Even if Fido or Max is causing an allergic reaction, it doesn’t mean that you have to get rid of your beloved pets, but knowing why it is occurring is key.
On a side note, about drops… One of your employees mentioned that things like Visine are not ideal, “to put it mildly.” I shuddered, because I had bought some just the day before. This wasn’t because I read something good about them, but because they were the cheapest. Are the best drops the most expensive, or are there other considerations?
All drops that you buy in the store constrict conjunctival vessels, but they do not like to be in this compressed state. They love to expand. So it goes like this: the drops narrow those vessels and life is good. But within 4 hours, they expand even larger than before and the eyes are still red. You apply the drops again, and now the effect only lasts 3 hours, then 2, and then only 1.
So they work like narcotics, where you have to take more to get the same effect?
Yes. The end result is that people often come in with bloodshot eyes from constantly using namebrand drops. This is called rebound. However, sometimes redness is caused by drug allergies or from rosacea, which is a skin disease with symptoms that include reddening of the skin and the formation of sores on the face. Bill Clinton, for example, suffers from rosacea. This is often accompanied by lesions in the eye. All of this can be sorted out and controlled if your ophthalmologist is experienced and has adequate facilities.
So would you advise not to buy drops at the store?

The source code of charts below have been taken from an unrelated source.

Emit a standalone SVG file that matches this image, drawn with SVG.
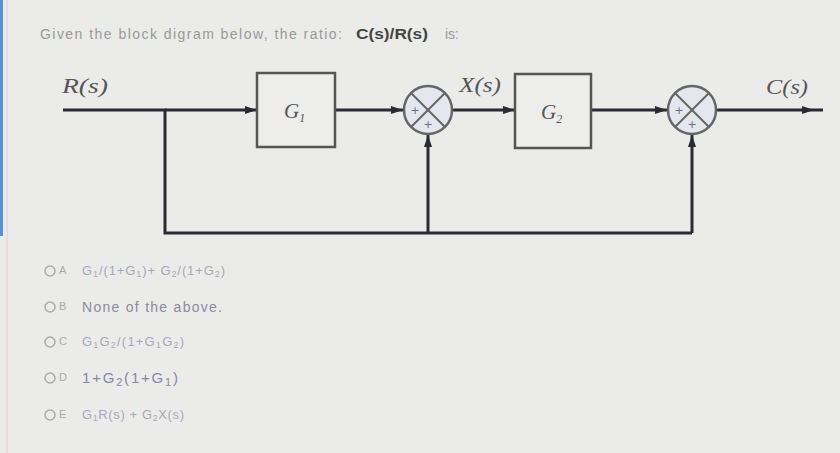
<svg xmlns="http://www.w3.org/2000/svg" width="840" height="453" viewBox="0 0 840 453">
<defs>
<marker id="arr" viewBox="0 0 12 8" refX="12" refY="4" markerWidth="12" markerHeight="8" markerUnits="userSpaceOnUse" orient="auto"><path d="M0,0 L12,4 L0,8 z" fill="#2a2a33"/></marker>
</defs>
<style>
.bg{fill:#ebebea}
.wire{fill:none;stroke:#2a2a33;stroke-width:3}
.box{fill:#ededec;stroke:#555;stroke-width:2.5}
.sum{fill:#e6e6ee;stroke:#666;stroke-width:2.5}
.x{stroke:#666;stroke-width:2}
.pl{font-family:"DejaVu Sans",sans-serif;font-size:11px;fill:#6a6a88;text-anchor:middle}
.lab{font-family:"Liberation Serif",serif;font-style:italic;font-size:21px;fill:#555}
.q{font-family:"Liberation Sans",Arial,sans-serif;font-size:14px;fill:#999}
.qb{font-family:"Liberation Sans",Arial,sans-serif;font-size:14px;fill:#444;font-weight:bold}
.opt{font-family:"Liberation Sans",Arial,sans-serif;font-size:13px;fill:#a8a8b8}
.ltr{font-family:"Liberation Sans",Arial,sans-serif;font-size:11px;fill:#aaa}
.radio{fill:none;stroke:#aaa;stroke-width:1.5}
</style>
<rect class="bg" x="0" y="0" width="840" height="453"/>
<rect x="0" y="0" width="3" height="236" fill="#5a8fd6"/>
<line x1="7" y1="0" x2="7" y2="453" stroke="#e6d8dc" stroke-width="1.5"/>

<text x="40" y="39" class="q" textLength="302" lengthAdjust="spacing">Given the block digram below,  the ratio:</text>
<text x="356" y="39" class="qb" textLength="72" lengthAdjust="spacingAndGlyphs">C(s)/R(s)</text>
<text x="445" y="39" class="q">is:</text>

<g id="connectors">
<polyline class="wire" points="63,110 165,110 165,233 692,233"/>
<line class="wire" x1="165" y1="110" x2="257" y2="110" marker-end="url(#arr)"/>
<line class="wire" x1="335" y1="110" x2="403" y2="110" marker-end="url(#arr)"/>
<line class="wire" x1="452" y1="110" x2="515" y2="110" marker-end="url(#arr)"/>
<line class="wire" x1="591" y1="110" x2="667" y2="110" marker-end="url(#arr)"/>
<line class="wire" x1="717" y1="110" x2="823" y2="110"/>
<path d="M802,106 L814,110 L802,114 z" fill="#2a2a33"/>
<line class="wire" x1="428" y1="233" x2="428" y2="135" marker-end="url(#arr)"/>
<line class="wire" x1="692" y1="233" x2="692" y2="135" marker-end="url(#arr)"/>
</g>

<g id="R"><text class="lab" x="62" y="93" textLength="46" lengthAdjust="spacingAndGlyphs">R(s)</text></g>
<g id="X"><text class="lab" x="459" y="92" textLength="42" lengthAdjust="spacingAndGlyphs">X(s)</text></g>
<g id="C"><text class="lab" x="766" y="94" textLength="42" lengthAdjust="spacingAndGlyphs">C(s)</text></g>

<g id="G1">
<rect class="box" x="257" y="73" width="78" height="74"/>
<text class="lab" x="284" y="118">G<tspan font-size="12" dy="4">1</tspan></text>
</g>
<g id="G2">
<rect class="box" x="515" y="74" width="76" height="74"/>
<text class="lab" x="541" y="119">G<tspan font-size="12" dy="4">2</tspan></text>
</g>

<g id="sum1">
<circle class="sum" cx="428" cy="110" r="24"/>
<line class="x" x1="411" y1="93" x2="445" y2="127"/>
<line class="x" x1="445" y1="93" x2="411" y2="127"/>
<text class="pl" x="415" y="114">+</text>
<text class="pl" x="428" y="128">+</text>
</g>
<g id="sum2">
<circle class="sum" cx="692" cy="110" r="24"/>
<line class="x" x1="675" y1="93" x2="709" y2="127"/>
<line class="x" x1="709" y1="93" x2="675" y2="127"/>
<text class="pl" x="679" y="114">+</text>
<text class="pl" x="692" y="128">+</text>
</g>

<g id="optA">
<circle class="radio" cx="50" cy="271" r="5"/>
<text class="ltr" x="59" y="274">A</text>
<text class="opt" x="82" y="275" textLength="143" lengthAdjust="spacing">G<tspan font-size="9" dy="2">1</tspan><tspan dy="-2">/(1+G</tspan><tspan font-size="9" dy="2">1</tspan><tspan dy="-2">)+ G</tspan><tspan font-size="9" dy="2">2</tspan><tspan dy="-2">/(1+G</tspan><tspan font-size="9" dy="2">2</tspan><tspan dy="-2">)</tspan></text>
</g>
<g id="optB">
<circle class="radio" cx="50" cy="307" r="5"/>
<text class="ltr" x="59" y="310">B</text>
<text class="opt" x="82" y="312" style="fill:#8c8c9a;font-size:14px" textLength="140" lengthAdjust="spacing">None of the above.</text>
</g>
<g id="optC">
<circle class="radio" cx="50" cy="342" r="5"/>
<text class="ltr" x="59" y="345">C</text>
<text class="opt" x="82" y="346" textLength="102" lengthAdjust="spacing">G<tspan font-size="9" dy="2">1</tspan><tspan dy="-2">G</tspan><tspan font-size="9" dy="2">2</tspan><tspan dy="-2">/(1+G</tspan><tspan font-size="9" dy="2">1</tspan><tspan dy="-2">G</tspan><tspan font-size="9" dy="2">2</tspan><tspan dy="-2">)</tspan></text>
</g>
<g id="optD">
<circle class="radio" cx="50" cy="378" r="5"/>
<text class="ltr" x="59" y="381">D</text>
<text class="opt" x="82" y="383" style="fill:#8888a8;font-size:15px" textLength="96" lengthAdjust="spacing">1+G<tspan font-size="11" dy="3">2</tspan><tspan dy="-3">(1+G</tspan><tspan font-size="11" dy="3">1</tspan><tspan dy="-3">)</tspan></text>
</g>
<g id="optE">
<circle class="radio" cx="50" cy="415" r="5"/>
<text class="ltr" x="59" y="418">E</text>
<text class="opt" x="82" y="419" textLength="102" lengthAdjust="spacing">G<tspan font-size="9" dy="2">1</tspan><tspan dy="-2">R(s) + G</tspan><tspan font-size="9" dy="2">2</tspan><tspan dy="-2">X(s)</tspan></text>
</g>
</svg>
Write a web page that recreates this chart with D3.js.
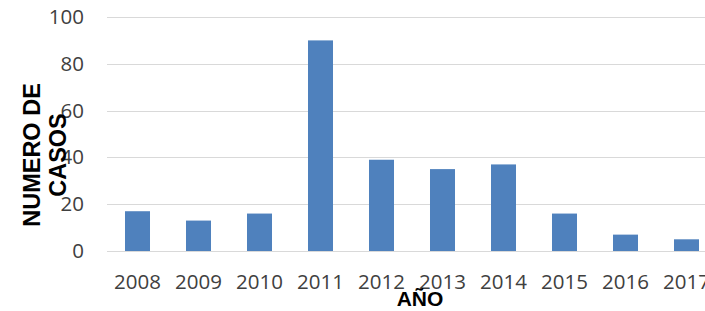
<!DOCTYPE html>
<html>
    <head>
        <meta charset="utf-8">
        <style>
            body { margin: 0; background: #fff; }
            svg { display: block; }
        </style>
    </head>
    <body>
        <svg></svg>
        <script src="https://cdn.jsdelivr.net/npm/d3@7"></script>
        <script>
            const width = 705;
            const height = 311;

            // data
            const years = ['2008', '2009', '2010', '2011', '2012', '2013', '2014', '2015', '2016', '2017'];
            const casos = [17, 13, 16, 90, 39, 35, 37, 16, 7, 5];
            const yTicks = [0, 20, 40, 60, 80, 100];

            const svg = d3.select('svg')
                .attr('width', width).attr('height', height);

            const x = d3.scaleBand()
                .domain(years)
                .range([107, 717])
                .paddingInner(0.59)
                .paddingOuter(0.295);

            const y = d3.scaleLinear()
                .domain([0, 100])
                .range([251, 17]);

            // gridlines
            svg.append('g')
                .selectAll('line')
                .data(yTicks)
                .enter().append('line')
                .attr('x1', 107)
                .attr('x2', width)
                .attr('y1', d => Math.round(y(d)) + 0.5)
                .attr('y2', d => Math.round(y(d)) + 0.5)
                .style('stroke', '#d9d9d9')
                .style('stroke-width', 1);

            // bars
            svg.append('g')
                .selectAll('rect')
                .data(casos)
                .enter().append('rect')
                .attr('x', (d, i) => x(years[i]))
                .attr('y', d => y(d))
                .attr('width', x.bandwidth())
                .attr('height', d => y(0) - y(d))
                .style('fill', '#4f81bd');

            // y axis labels
            const yAxis = svg.append('g')
                .attr('transform', 'translate(84,0)')
                .call(d3.axisLeft(y).tickValues(yTicks).tickSize(0).tickPadding(0));
            yAxis.select('.domain').remove();
            yAxis.selectAll('text')
                .style('font-family', '"Open Sans", sans-serif')
                .style('font-size', '20.5px')
                .style('fill', '#404040');

            // x axis labels
            const xAxis = svg.append('g')
                .attr('transform', 'translate(0,267)')
                .call(d3.axisBottom(x).tickSize(0).tickPadding(0));
            xAxis.select('.domain').remove();
            xAxis.selectAll('text')
                .attr('dy', '1.05em')
                .style('font-family', '"Open Sans", sans-serif')
                .style('font-size', '20.5px')
                .style('fill', '#404040');

            // axis titles
            svg.append('text')
                .attr('x', 420)
                .attr('y', 306)
                .attr('text-anchor', 'middle')
                .style('font-family', '"Liberation Sans", Arial, sans-serif')
                .style('font-size', '21px')
                .style('font-weight', 'bold')
                .style('fill', '#000')
                .text('AÑO');

            const yTitle = svg.append('text')
                .attr('transform', 'translate(40,155) rotate(-90)')
                .attr('text-anchor', 'middle')
                .style('font-family', '"Liberation Sans", Arial, sans-serif')
                .style('font-size', '23.5px')
                .style('font-weight', 'bold')
                .style('fill', '#000');
            yTitle.append('tspan').attr('x', 0).attr('y', 0).text('NUMERO DE');
            yTitle.append('tspan').attr('x', 0).attr('y', 25.5).text('CASOS');
        </script>
    </body>
</html>
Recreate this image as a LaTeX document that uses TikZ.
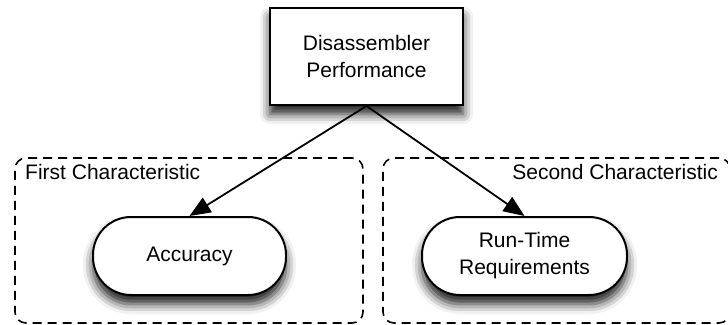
\documentclass[tikz,border=0pt]{standalone}
\usepackage{fontspec}
\setmainfont{Liberation Sans}
\usetikzlibrary{arrows.meta,shadows.blur}

\tikzset{
  txt/.style={font=\fontsize{21}{27}\selectfont, align=center, inner sep=0pt},
  softshadow/.style={blur shadow={shadow xshift=0pt, shadow yshift=-9pt,
      shadow blur radius=10pt, shadow opacity=90}},
  mainbox/.style={draw, line width=2pt, fill=white, softshadow,
      minimum width=193pt, minimum height=97pt, txt},
  pill/.style={draw, line width=2pt, fill=white, softshadow,
      rounded corners=38pt, minimum height=78pt, txt},
  group/.style={draw, line width=1.6pt, rounded corners=11pt,
      dash pattern=on 9pt off 6pt, inner sep=0pt},
  link/.style={line width=1.8pt, -{Triangle[length=21pt,width=17pt]}},
}

\begin{document}
\begin{tikzpicture}[x=1pt, y=-1pt]
  \useasboundingbox (0,0) rectangle (728,324);

  % dashed characteristic groups
  \node[group, minimum width=348pt, minimum height=165pt] (g1) at (189,240.5) {};
  \node[group, minimum width=347pt, minimum height=165pt] (g2) at (556.5,240.5) {};
  \node[txt, anchor=west] (l1) at (25,172) {First Characteristic};
  \node[txt, anchor=east] (l2) at (718,172) {Second Characteristic};

  % nodes
  \node[mainbox] (perf) at (366.5,56.5) {Disassembler\\Performance};
  \node[pill, minimum width=193pt] (acc) at (189.5,256) {Accuracy};
  \node[pill, minimum width=205pt] (rt) at (524.5,256) {Run-Time\\Requirements};

  % connectors
  \draw[link] (perf.south) -- (acc.north);
  \draw[link] (perf.south) -- (rt.north);
\end{tikzpicture}
\end{document}
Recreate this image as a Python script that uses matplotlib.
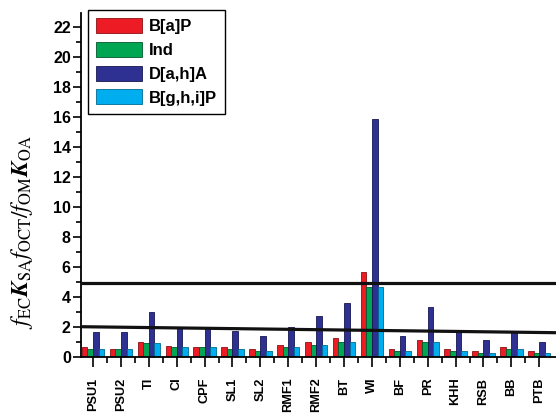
import matplotlib
matplotlib.use("Agg")
import matplotlib.pyplot as plt
import numpy as np
from matplotlib.ticker import MultipleLocator, FixedLocator

categories = ["PSU1", "PSU2", "TI", "CI", "CPF", "SL1", "SL2", "RMF1", "RMF2",
              "BT", "WI", "BF", "PR", "KHH", "RSB", "BB", "PTB"]
bap = [0.65, 0.50, 1.00, 0.73, 0.65, 0.65, 0.50, 0.76, 1.00, 1.25, 5.65, 0.51, 1.11, 0.51, 0.38, 0.65, 0.38]
ind = [0.50, 0.50, 0.90, 0.63, 0.65, 0.50, 0.38, 0.63, 0.76, 0.98, 4.63, 0.38, 0.98, 0.38, 0.27, 0.51, 0.27]
dah = [1.63, 1.63, 2.96, 1.90, 1.90, 1.73, 1.38, 1.96, 2.70, 3.56, 15.85, 1.38, 3.31, 1.65, 1.11, 1.65, 0.98]
bghi = [0.50, 0.50, 0.90, 0.63, 0.65, 0.50, 0.38, 0.63, 0.76, 0.98, 4.63, 0.38, 0.98, 0.38, 0.27, 0.51, 0.27]
series_names = ["B[a]P", "Ind", "D[a,h]A", "B[g,h,i]P"]
colors = ["#ED1C24", "#00A651", "#2E3192", "#00AEEF"]
edges = ["#8a1015", "#005a2c", "#15174f", "#006a92"]
hline_level = 4.9
slant_start, slant_end = 2.0, 1.6

plt.rcParams['mathtext.fontset'] = 'stix'
fig = plt.figure(figsize=(5.56, 4.15), dpi=100)
ax = fig.add_axes([80.5/556, (415-356.7)/415, 1-80.5/556, (356.7-13.2)/415])

x = np.arange(len(categories))
w = 0.2
handles = []
for i, (vals, c, ec, name) in enumerate(zip([bap, ind, dah, bghi], colors, edges, series_names)):
    h = ax.bar(x + (i - 1.5) * w, vals, width=w, color=c, edgecolor=ec, linewidth=0.6,
               label=name, zorder=2)
    handles.append(h)

xmin, xmax = -0.45, 16.6
ax.set_xlim(xmin, xmax)
ax.set_ylim(0, 22.9)

ax.plot([xmin, xmax], [hline_level, hline_level], color="#111111", lw=2.3, zorder=3, solid_capstyle='butt')
ax.plot([xmin, xmax], [slant_start, slant_end], color="#111111", lw=2.3, zorder=3, solid_capstyle='butt')

for s in ["top", "right"]:
    ax.spines[s].set_visible(False)
ax.spines["left"].set_linewidth(1.3)
ax.spines["bottom"].set_linewidth(1.3)

ax.set_yticks(np.arange(0, 23, 2))
ax.yaxis.set_minor_locator(MultipleLocator(1))
ax.set_xticks(x)
ax.xaxis.set_minor_locator(FixedLocator(x[:-1] + 0.5))
ax.set_xticklabels(categories, rotation=90, fontsize=9.2, fontweight="bold",
                   family="Liberation Sans", va="top", ha="center")
for lab in ax.get_yticklabels():
    lab.set_fontsize(11.5)
    lab.set_fontweight("bold")
    lab.set_family("Liberation Sans")
ax.tick_params(axis="y", which="major", direction="out", length=6, width=1.2, pad=1)
ax.tick_params(axis="y", which="minor", direction="out", length=3.5, width=1.2)
ax.tick_params(axis="x", which="major", direction="out", length=7, width=1.2, pad=8)
ax.tick_params(axis="x", which="minor", direction="out", length=4, width=1.2)

leg = ax.legend(handles=handles, loc="upper left", bbox_to_anchor=(88/556, 1-10/415),
                bbox_transform=fig.transFigure, borderaxespad=0, fancybox=False,
                edgecolor="black", framealpha=1, handlelength=2.75, handleheight=1.0,
                labelspacing=0.45, handletextpad=0.4, borderpad=0.5,
                prop={"family": "Liberation Sans", "weight": "bold", "size": 12})
leg.get_frame().set_linewidth(1.0)

fig.text(22/556, 1-232/415,
         r"$f_{\rm EC}\boldsymbol{K}_{\rm SA}f_{\rm OCT}/f_{\rm OM}\boldsymbol{K}_{\rm OA}$",
         rotation=90, ha="center", va="center", fontsize=17)

fig.savefig("out.png", dpi=100)
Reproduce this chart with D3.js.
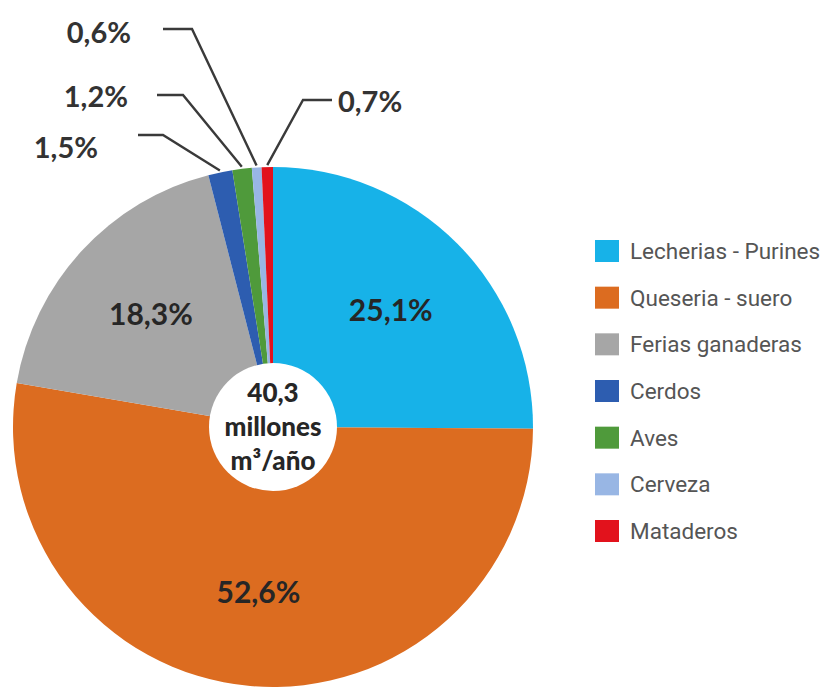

We are often approached by people to whom it is important to have cosmetically-appealing eyes. Someone might have an important meeting and needs to come across as an upbeat person, for example, but this is hard to do with bloodshot eyes. And again, we have to determine the cause. If it is blepharitis, it needs to be treated; it is the same with allergic conjunctivitis. Store-bought drops just cover it up, rather than stopping it where it originates.
Then does it matter if they cost $6 or $26?
If you buy shoes that aren’t your size, then it isn’t important if they’re real crocodile or faux leather. I usually recommend buying artificial tears, but we must remember that drops vary in quality, much like toothpaste or shampoo. Glaucoma drops may contain preservatives, for example, so if you use them 6-8 times a day, you are irritating your eyes each of those 6-8 times. More than 3-4 times a day will negate its benefits.
Manufacturers include this information on their labels, but only microbes can read it, or those who just got laser correction.
No one advertises the side effects. There are drops without preservatives sold in disposable pipettes, but they are very expensive. We have some prescription-only drops from Germany at our office that are watery, oily, and mucin, and of course have no preservatives. One pipette is enough for an entire day. Dry eyes can be treated in different ways, as well, with vitamins, compresses, and different types of “tears”, including tears that are made from the patient’s own biological material, as well as placental contact lenses loaded with stem cells. These really rejuvenate the eyes.
Placentas?!? That’s the topic of another conversation.
Let’s talk about it separately, then.